The amended complaint, filed Monday, also added the NAACP to the list of plaintiffs, which initially included three individual Black voters in Detroit and the Michigan Welfare Rights Organization.
In addition to the alleged Voting Rights Act violation, the amended complaint is accusing the Trump campaign and the RNC of violating the Ku Klux Klan Act.
“Under the specter of preventing ‘fraud,’ Defendants engaged in a conspiracy, executed through a coordinated effort, to disenfranchise voters by disrupting vote counting efforts, lodging groundless challenges during recounts, and attempting to block certification of election results through intimidation and coercion of election officials and volunteers,” the complaint said. “These systematic efforts – violations of the VRA and the Ku Klux Klan Act – have largely been directed at major metropolitan areas with large Black voter populations. These include Detroit, Milwaukee, Atlanta, Philadelphia, and others. Defendants have not directed these efforts at predominantly white areas.”

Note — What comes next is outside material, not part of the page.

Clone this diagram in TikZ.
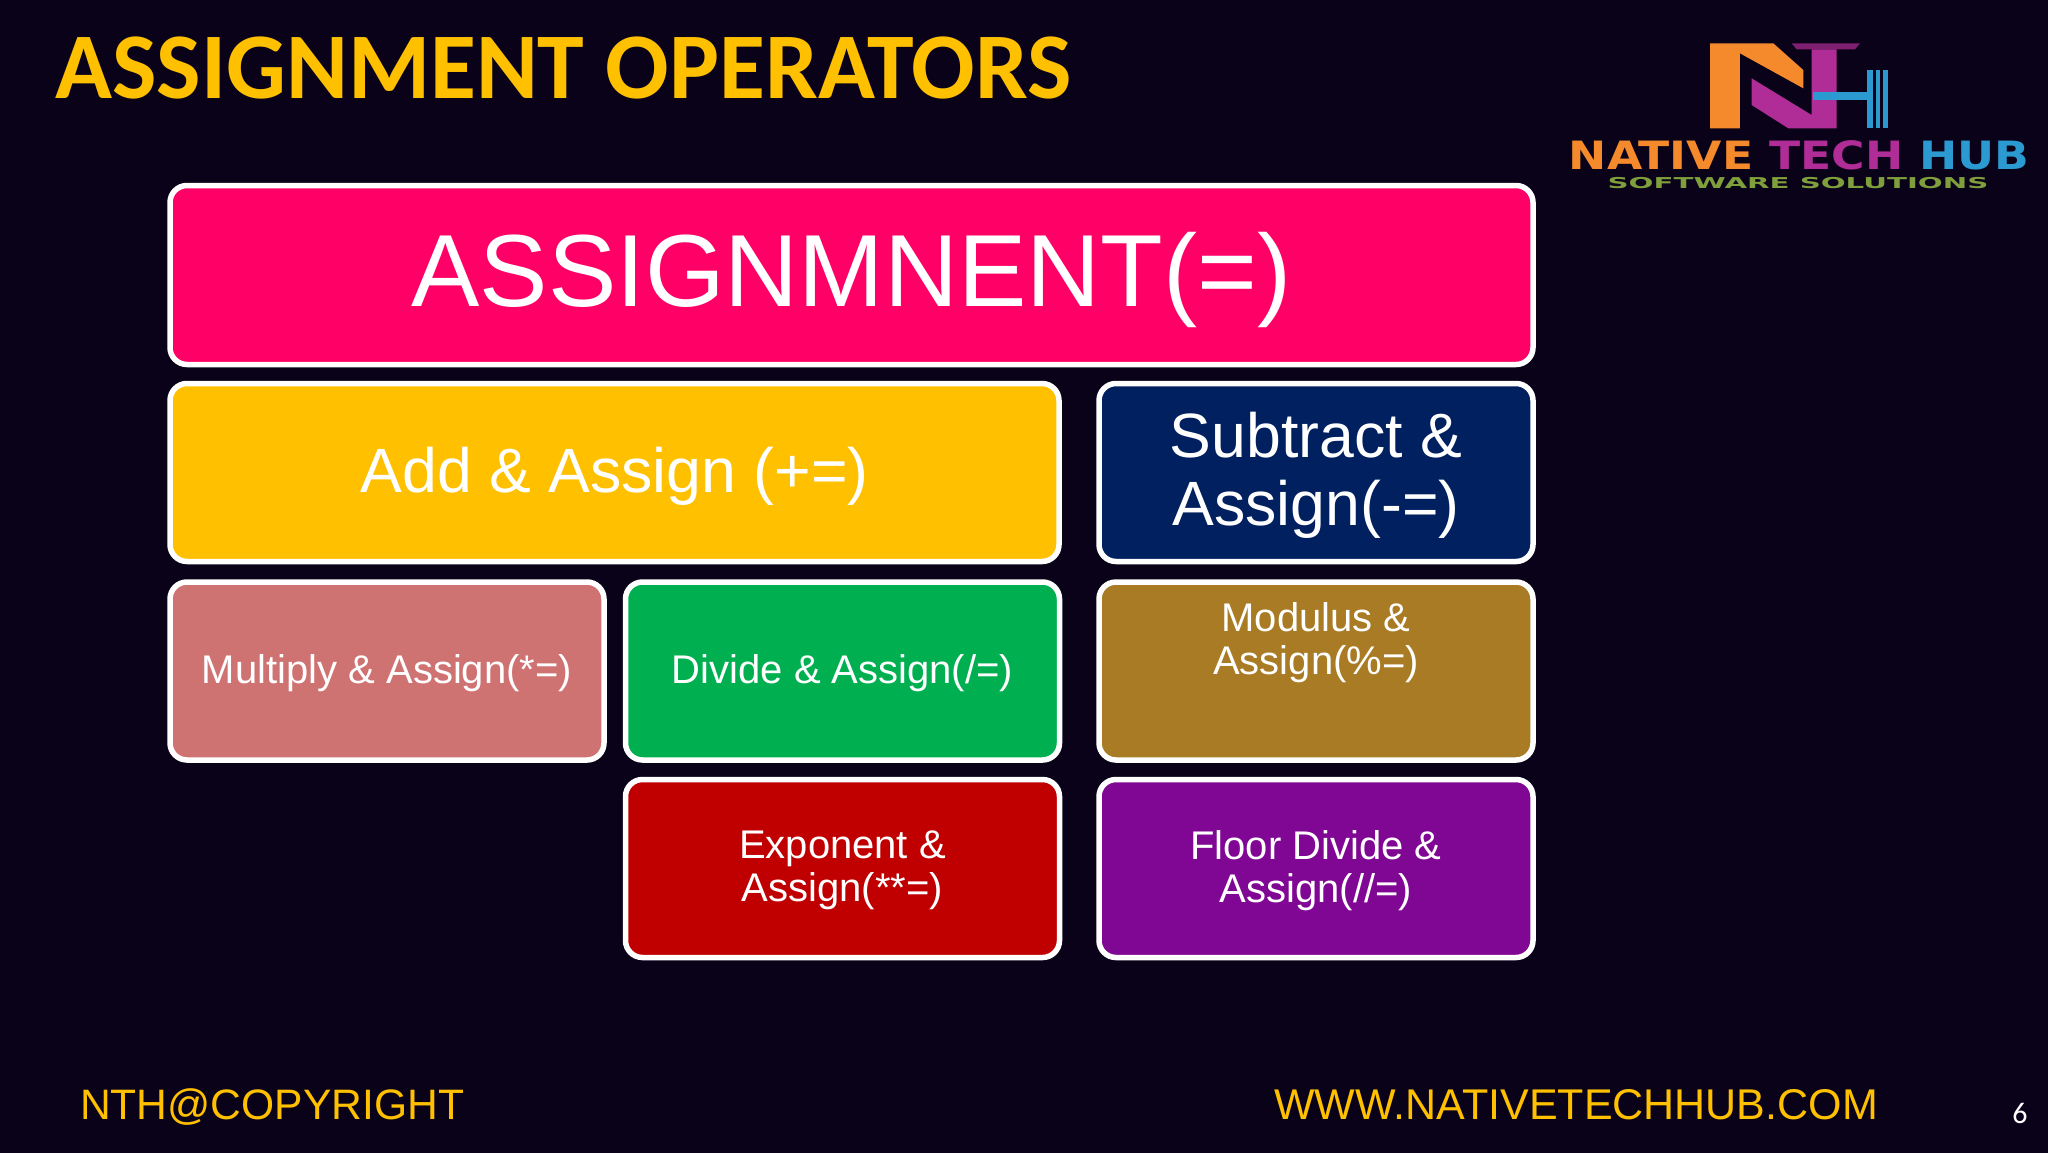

The lawsuit lays out a sweeping summary of the post-election chaos egged on by President Trump and his allies. It claims that the Trump-world messaging claiming the election was “rigged” or “stolen” from the president “encouraged” Trump campaign “volunteers and supporters to interfere with vote counts through harassment and intimidation.” It cites numerous gambits in several battleground states to try to stave off Trump’s defeat, and alleges that many of those efforts were targeted at disenfranchising Black voters specifically.
The lawsuit claims that the RNC promoted these efforts, via its official social media accounts and the accounts of its leaders.
In addition to asking for a finding that this conduct violated federal voting rights protections, the challengers are asking for a court order requiring that defendants get the court’s permission before “engaging in any activities related to recounts, certifications, or similar post-election activities.”
Last month, the case was assigned U.S. District Judge Emmet Sullivan, of the District of Columbia. He also has presided over the Michael Flynn case and the lawsuit challenging changes at the U.S. Postal Service that allegedly hampered mail voting.